→ **DIRECTION**:
In the entries below, find the lines that contain the word "code" and copy them.

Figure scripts
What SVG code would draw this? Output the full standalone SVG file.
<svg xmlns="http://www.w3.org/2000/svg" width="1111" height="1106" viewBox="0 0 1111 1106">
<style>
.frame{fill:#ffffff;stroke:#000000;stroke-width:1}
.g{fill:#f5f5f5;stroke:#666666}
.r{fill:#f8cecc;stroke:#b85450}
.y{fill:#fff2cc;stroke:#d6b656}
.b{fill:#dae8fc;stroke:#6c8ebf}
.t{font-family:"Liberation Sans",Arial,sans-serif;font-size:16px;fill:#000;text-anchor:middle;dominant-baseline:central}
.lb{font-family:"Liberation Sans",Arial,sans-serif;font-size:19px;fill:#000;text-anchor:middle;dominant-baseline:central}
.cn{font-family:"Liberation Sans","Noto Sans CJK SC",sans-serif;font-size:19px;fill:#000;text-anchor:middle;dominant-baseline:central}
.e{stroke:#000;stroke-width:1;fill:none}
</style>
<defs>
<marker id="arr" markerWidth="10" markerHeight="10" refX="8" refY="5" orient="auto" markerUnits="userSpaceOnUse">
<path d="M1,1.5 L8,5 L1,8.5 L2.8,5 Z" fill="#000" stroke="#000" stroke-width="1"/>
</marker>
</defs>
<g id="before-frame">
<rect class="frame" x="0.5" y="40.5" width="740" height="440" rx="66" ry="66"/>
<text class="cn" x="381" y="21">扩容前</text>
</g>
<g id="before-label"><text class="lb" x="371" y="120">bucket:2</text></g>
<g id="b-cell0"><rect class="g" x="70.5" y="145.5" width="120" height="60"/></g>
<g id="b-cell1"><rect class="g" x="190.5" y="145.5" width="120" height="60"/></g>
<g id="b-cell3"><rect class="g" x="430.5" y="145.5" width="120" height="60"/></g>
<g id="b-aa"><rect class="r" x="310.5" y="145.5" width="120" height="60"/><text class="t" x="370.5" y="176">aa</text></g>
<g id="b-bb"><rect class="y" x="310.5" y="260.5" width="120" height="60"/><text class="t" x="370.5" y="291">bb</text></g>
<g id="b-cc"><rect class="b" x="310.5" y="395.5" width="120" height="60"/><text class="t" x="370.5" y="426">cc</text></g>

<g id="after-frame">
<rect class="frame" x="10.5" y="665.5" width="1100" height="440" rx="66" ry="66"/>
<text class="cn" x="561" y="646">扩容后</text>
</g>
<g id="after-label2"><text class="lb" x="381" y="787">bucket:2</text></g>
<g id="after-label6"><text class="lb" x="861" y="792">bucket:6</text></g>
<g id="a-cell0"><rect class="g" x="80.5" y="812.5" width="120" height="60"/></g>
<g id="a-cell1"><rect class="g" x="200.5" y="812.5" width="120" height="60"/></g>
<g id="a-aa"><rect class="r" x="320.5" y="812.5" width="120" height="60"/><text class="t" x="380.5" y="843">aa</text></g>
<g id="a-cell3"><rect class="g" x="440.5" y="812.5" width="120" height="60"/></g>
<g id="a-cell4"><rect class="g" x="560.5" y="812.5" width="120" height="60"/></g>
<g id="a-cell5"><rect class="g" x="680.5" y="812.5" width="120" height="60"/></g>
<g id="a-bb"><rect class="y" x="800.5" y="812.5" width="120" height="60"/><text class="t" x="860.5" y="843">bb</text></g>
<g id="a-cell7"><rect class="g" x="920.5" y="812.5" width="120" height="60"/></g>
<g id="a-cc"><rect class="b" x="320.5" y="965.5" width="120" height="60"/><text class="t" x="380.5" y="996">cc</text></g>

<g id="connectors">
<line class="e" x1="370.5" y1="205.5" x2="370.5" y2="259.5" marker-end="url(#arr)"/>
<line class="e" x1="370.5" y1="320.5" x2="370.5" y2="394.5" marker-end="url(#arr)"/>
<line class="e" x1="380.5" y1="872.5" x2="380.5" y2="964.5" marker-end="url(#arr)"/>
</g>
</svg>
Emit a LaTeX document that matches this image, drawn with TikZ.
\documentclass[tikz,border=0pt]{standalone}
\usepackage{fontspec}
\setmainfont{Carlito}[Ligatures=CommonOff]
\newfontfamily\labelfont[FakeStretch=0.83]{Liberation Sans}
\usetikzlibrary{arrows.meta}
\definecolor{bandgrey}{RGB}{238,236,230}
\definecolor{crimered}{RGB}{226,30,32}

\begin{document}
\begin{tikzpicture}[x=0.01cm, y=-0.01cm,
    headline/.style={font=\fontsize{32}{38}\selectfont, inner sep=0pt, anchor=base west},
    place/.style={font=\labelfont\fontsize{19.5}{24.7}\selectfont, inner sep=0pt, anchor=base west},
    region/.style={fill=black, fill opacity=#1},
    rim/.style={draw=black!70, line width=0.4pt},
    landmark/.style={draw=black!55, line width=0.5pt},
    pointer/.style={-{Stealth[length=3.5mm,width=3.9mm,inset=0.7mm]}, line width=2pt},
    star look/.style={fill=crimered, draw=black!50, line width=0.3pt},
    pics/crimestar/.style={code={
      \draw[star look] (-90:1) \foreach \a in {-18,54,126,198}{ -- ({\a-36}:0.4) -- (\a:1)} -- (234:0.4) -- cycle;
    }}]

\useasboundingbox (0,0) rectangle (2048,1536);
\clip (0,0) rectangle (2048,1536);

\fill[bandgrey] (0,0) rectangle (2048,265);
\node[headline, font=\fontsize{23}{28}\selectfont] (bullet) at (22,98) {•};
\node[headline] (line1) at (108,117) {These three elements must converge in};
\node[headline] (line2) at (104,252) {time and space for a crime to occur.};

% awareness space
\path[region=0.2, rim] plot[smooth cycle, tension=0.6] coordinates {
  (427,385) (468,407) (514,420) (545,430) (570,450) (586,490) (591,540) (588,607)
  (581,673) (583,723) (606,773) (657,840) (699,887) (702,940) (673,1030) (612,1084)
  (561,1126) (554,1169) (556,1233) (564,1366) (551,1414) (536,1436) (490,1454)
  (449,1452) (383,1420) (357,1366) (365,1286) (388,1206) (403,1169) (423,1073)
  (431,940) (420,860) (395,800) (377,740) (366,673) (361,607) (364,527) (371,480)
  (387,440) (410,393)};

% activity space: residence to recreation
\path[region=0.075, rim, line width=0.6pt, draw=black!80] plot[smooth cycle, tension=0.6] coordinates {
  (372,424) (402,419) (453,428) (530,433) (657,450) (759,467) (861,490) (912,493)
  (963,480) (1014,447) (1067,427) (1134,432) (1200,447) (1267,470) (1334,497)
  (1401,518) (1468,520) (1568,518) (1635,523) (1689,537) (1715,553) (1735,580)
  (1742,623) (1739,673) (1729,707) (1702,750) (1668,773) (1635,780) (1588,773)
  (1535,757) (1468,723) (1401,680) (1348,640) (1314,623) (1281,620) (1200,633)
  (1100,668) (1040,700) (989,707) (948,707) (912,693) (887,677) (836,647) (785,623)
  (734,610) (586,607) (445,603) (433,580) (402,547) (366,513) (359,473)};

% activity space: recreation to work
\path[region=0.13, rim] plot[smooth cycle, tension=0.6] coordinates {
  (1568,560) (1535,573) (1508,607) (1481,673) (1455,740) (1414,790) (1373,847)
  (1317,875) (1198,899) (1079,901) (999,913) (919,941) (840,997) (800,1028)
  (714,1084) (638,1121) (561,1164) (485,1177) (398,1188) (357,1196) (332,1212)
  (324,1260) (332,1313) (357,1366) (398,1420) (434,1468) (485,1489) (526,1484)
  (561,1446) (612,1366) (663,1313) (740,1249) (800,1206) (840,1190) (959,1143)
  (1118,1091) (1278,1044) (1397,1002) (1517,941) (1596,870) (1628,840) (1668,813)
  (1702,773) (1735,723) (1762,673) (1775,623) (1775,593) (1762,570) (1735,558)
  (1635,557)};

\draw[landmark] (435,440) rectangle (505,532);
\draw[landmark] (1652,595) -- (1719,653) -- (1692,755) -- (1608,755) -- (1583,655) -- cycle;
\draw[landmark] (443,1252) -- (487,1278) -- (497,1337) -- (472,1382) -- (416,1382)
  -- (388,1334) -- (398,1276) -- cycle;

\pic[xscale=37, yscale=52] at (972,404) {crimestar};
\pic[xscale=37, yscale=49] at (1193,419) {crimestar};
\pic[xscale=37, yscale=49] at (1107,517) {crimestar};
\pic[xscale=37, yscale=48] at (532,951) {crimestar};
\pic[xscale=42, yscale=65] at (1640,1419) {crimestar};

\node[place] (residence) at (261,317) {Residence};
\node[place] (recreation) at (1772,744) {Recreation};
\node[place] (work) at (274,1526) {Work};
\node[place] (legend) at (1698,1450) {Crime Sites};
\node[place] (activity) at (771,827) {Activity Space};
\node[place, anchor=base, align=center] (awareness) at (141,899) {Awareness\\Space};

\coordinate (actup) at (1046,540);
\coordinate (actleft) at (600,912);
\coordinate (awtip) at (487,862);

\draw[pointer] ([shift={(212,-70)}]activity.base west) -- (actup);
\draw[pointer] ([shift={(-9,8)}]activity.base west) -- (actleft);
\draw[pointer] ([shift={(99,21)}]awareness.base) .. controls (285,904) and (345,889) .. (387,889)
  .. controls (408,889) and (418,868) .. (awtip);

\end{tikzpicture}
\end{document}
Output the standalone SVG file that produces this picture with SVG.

→ **SOLUTION TO THIS PROBLEM**:
What SVG code would draw this? Output the full standalone SVG file.
    pics/crimestar/.style={code={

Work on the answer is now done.